WORLD Lithuania's main opposition party sees itself on track for election win

WORLD

Lithuania's main opposition party sees itself on track for election win

CGTN

17:03, October 12, 2020

Lithuania's main opposition party, the center-right Homeland Union (TS–LKD), appeared likely to win Sunday's first round of the parliamentary election, where voters were choosing 141 national lawmakers for a four-year term.

With about 85 percent of votes counted, the party was in the lead with 23.2 percent, while the Farmers and Greens Party (LVZS), which leads the ruling four-party coalition, was at 18.3 percent.

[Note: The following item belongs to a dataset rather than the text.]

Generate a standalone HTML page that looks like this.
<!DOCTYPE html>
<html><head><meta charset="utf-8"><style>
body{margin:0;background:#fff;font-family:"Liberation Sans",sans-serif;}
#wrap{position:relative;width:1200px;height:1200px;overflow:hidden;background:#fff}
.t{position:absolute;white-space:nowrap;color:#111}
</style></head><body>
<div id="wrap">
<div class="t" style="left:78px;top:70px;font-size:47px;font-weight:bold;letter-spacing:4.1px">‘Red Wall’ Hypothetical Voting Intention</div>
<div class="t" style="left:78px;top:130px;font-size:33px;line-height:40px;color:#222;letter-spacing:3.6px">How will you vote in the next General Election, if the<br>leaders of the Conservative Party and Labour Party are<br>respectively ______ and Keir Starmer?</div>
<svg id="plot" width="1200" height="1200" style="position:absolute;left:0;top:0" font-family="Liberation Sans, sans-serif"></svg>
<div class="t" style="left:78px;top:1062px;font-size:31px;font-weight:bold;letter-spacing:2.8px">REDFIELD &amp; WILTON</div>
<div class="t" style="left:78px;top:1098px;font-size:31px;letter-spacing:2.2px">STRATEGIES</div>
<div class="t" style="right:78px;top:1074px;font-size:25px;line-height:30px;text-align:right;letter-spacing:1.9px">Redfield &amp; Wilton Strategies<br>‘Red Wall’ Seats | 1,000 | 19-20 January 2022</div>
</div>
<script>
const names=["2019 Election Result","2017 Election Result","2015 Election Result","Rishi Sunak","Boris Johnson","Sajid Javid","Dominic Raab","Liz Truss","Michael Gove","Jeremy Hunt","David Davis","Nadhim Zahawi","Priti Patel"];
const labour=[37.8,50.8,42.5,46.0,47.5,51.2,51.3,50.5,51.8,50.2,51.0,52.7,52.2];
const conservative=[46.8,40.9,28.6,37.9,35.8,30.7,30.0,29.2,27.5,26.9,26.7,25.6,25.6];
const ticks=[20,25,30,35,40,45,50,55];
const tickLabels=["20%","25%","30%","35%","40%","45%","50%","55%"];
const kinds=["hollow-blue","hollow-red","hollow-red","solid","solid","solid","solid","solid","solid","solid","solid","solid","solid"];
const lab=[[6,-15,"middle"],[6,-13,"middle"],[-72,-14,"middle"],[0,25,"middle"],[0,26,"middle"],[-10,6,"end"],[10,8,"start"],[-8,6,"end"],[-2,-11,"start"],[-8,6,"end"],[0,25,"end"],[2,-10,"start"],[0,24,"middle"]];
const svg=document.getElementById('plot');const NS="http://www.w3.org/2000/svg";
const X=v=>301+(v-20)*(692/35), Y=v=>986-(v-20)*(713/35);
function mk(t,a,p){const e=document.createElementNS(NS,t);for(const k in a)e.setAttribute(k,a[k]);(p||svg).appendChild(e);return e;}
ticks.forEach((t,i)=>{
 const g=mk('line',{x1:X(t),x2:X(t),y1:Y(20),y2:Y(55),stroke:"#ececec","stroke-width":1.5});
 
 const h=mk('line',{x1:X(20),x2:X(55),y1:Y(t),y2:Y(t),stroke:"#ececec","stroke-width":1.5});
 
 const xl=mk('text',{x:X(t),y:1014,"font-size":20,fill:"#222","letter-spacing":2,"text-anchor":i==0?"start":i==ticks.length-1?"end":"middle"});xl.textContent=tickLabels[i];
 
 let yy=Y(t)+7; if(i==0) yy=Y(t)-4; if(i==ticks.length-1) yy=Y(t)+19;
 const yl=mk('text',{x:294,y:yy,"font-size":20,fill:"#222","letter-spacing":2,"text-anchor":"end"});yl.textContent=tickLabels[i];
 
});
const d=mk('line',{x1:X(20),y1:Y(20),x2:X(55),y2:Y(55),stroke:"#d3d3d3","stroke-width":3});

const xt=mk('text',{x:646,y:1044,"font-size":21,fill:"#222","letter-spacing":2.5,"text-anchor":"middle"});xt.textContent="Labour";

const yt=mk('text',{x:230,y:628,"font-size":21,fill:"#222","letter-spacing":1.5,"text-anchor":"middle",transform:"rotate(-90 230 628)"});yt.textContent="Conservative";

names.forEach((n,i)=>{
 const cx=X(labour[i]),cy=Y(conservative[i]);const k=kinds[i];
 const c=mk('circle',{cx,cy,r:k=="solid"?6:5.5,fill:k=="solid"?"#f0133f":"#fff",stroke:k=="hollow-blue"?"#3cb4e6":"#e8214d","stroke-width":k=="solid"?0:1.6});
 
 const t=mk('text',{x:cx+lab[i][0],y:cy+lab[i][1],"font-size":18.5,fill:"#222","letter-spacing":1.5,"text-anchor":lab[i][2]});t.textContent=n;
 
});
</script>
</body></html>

But more ballots were due to come in from larger cities, the Homeland Union's main electoral base where LVZS is unpopular.

"It is very likely that the party will be the number one", said Homeland Union chairman Gabrielius Landsbergis at his party headquarters in central Vilnius.

People are casting their ballots at a polling station during parliamentary elections in Lithuania's capital Vilnius, October 11, 2020. (Photo: VCG)

A recent surge in COVID-19 cases, soaring virus-related unemployment and economic challenges have sparked criticism of the current coalition government. Lithuania has reported 8,899 coronavirus infections, including a record 205 new cases on Saturday, and 103 deaths.

Mindful of contagion, election officials asked voters to mark ballots with their own pens. Masks and social distancing were mandatory in polling stations.

Despite the recent surge in cases, Lithuania's coronavirus related-deaths are well below the EU average while the country's finance ministry forecasts suggest the economy will contract by just 1.5 percent this year, among the best outlooks in the eurozone. Lithuania saw its economy shrink by 4 percent year-on-year in the second quarter of 2020, the second best result in the EU. The central bank attributed that to a prompt and short lockdown, generous state support and relatively unaffected trading partners.

People are casting their ballots at a polling station during parliamentary elections in Lithuania's capital Vilnius, October 11, 2020. (Photo: VCG)

Under Lithuania's hybrid election system, half of the 141-member parliament will be elected in a proportional vote. The remaining lawmakers will be elected in constituencies, with a run-off vote for the top two candidates in each of them scheduled on October 25. A party needs at least 5 percent of votes to enter the unicameral parliament. For electoral coalitions, the threshold is 7 percent.

At least five of the 17 parties on the ballot, most of which share a pro-EU and pro-NATO platform, are expected to enter parliament, signaling complicated coalition talks. With the specter of an extended pandemic ahead, all main parties were careful about outlining their fiscal policy during the election campaign, even though persistent economic inequality is a major voter concern.